[EXERCISE DETAILS] Within the data that follows, how many lines carry the string "this"? Give the number alone.

[DATA]
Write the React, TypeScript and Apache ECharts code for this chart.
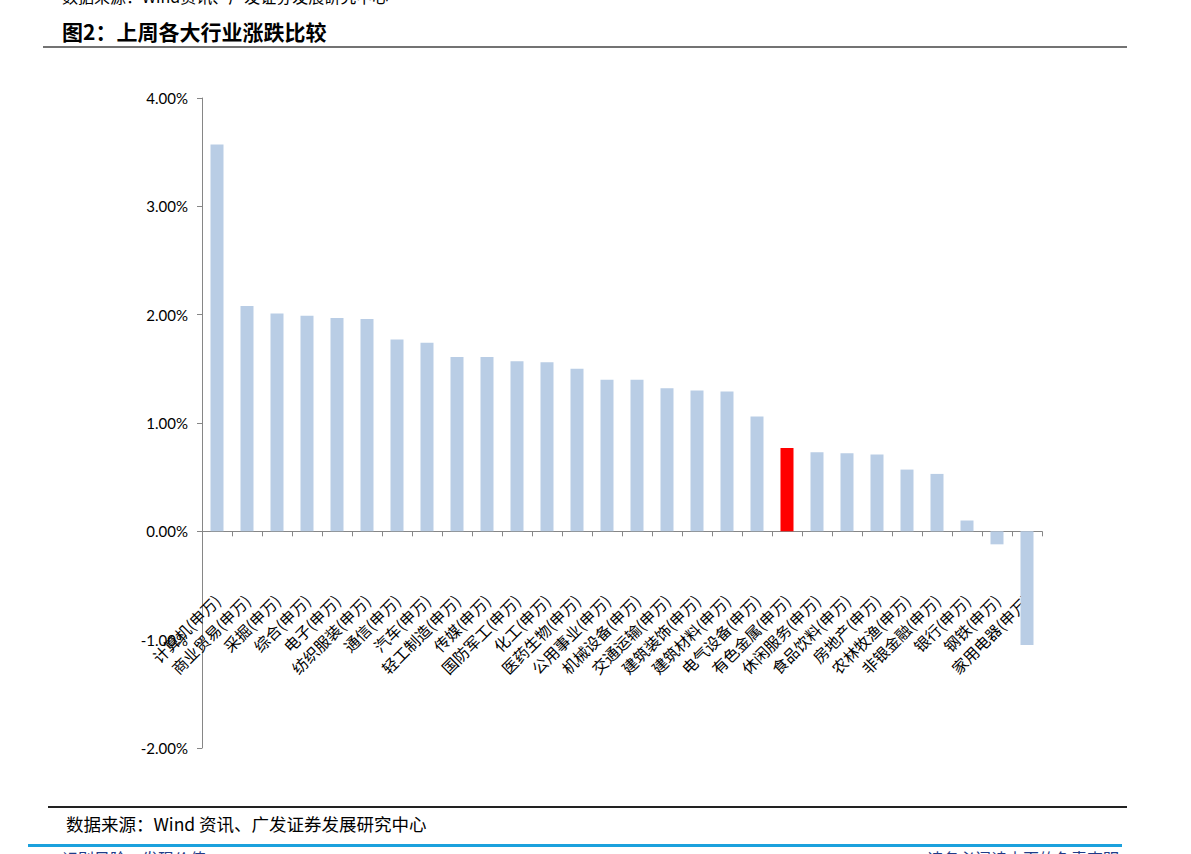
---
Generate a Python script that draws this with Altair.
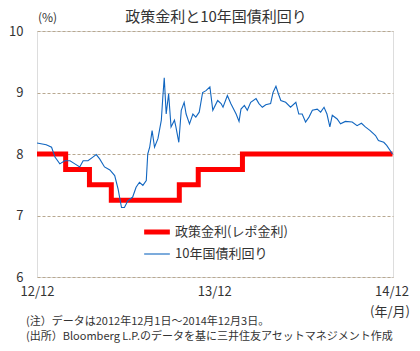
==
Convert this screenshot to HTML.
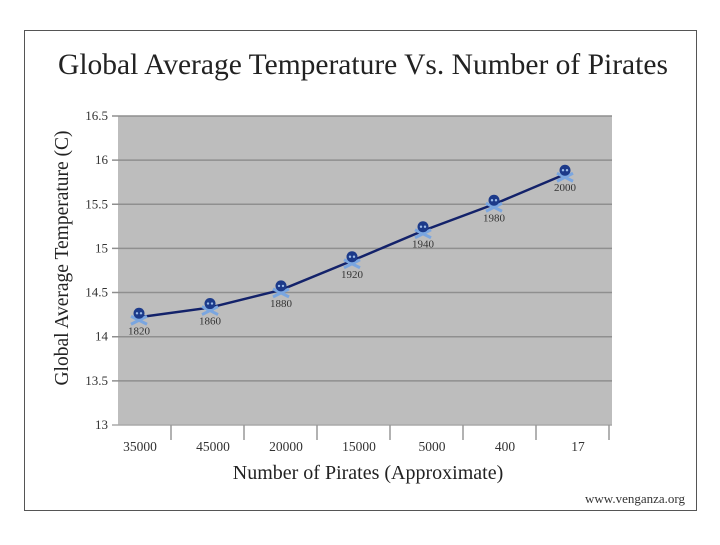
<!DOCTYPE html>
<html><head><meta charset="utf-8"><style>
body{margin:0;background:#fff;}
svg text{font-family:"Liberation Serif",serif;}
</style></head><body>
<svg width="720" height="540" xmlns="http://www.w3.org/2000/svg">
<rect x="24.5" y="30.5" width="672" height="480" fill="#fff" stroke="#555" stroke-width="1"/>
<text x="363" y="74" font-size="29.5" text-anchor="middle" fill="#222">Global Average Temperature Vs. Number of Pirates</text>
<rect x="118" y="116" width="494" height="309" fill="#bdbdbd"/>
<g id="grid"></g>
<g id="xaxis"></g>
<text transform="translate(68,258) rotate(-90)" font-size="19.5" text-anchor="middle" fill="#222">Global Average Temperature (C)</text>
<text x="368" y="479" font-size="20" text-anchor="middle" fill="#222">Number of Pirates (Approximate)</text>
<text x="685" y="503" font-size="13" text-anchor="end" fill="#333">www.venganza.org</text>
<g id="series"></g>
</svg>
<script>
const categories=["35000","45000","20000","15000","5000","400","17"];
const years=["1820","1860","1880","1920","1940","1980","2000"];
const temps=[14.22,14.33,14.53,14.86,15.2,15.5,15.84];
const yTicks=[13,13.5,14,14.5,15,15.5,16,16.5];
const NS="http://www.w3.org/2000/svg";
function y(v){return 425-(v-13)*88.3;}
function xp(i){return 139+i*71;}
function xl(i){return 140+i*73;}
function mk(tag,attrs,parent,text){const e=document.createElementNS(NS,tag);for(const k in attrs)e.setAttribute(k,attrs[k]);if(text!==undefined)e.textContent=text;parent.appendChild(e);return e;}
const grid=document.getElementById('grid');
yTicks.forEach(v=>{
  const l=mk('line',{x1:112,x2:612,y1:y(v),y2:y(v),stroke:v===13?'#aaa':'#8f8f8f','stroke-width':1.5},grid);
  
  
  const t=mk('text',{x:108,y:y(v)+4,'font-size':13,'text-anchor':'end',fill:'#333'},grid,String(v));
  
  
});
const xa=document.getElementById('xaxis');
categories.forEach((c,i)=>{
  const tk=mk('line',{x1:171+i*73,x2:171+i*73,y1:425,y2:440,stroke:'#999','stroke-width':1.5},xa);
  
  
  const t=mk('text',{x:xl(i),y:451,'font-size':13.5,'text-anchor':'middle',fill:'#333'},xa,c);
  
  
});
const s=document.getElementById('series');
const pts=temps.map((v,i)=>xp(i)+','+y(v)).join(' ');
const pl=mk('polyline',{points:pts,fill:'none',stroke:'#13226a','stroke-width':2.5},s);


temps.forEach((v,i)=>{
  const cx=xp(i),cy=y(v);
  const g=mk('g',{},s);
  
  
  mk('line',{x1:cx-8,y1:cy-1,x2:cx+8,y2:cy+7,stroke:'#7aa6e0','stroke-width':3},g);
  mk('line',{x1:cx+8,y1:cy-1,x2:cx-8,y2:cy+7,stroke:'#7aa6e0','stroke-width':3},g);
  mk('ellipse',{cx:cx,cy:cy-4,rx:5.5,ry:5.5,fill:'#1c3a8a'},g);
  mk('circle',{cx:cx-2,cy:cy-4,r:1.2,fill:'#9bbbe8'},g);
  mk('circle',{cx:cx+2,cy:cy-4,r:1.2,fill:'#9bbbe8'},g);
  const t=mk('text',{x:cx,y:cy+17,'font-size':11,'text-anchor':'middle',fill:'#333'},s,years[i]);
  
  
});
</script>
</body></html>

[EXERCISE ANSWER] 3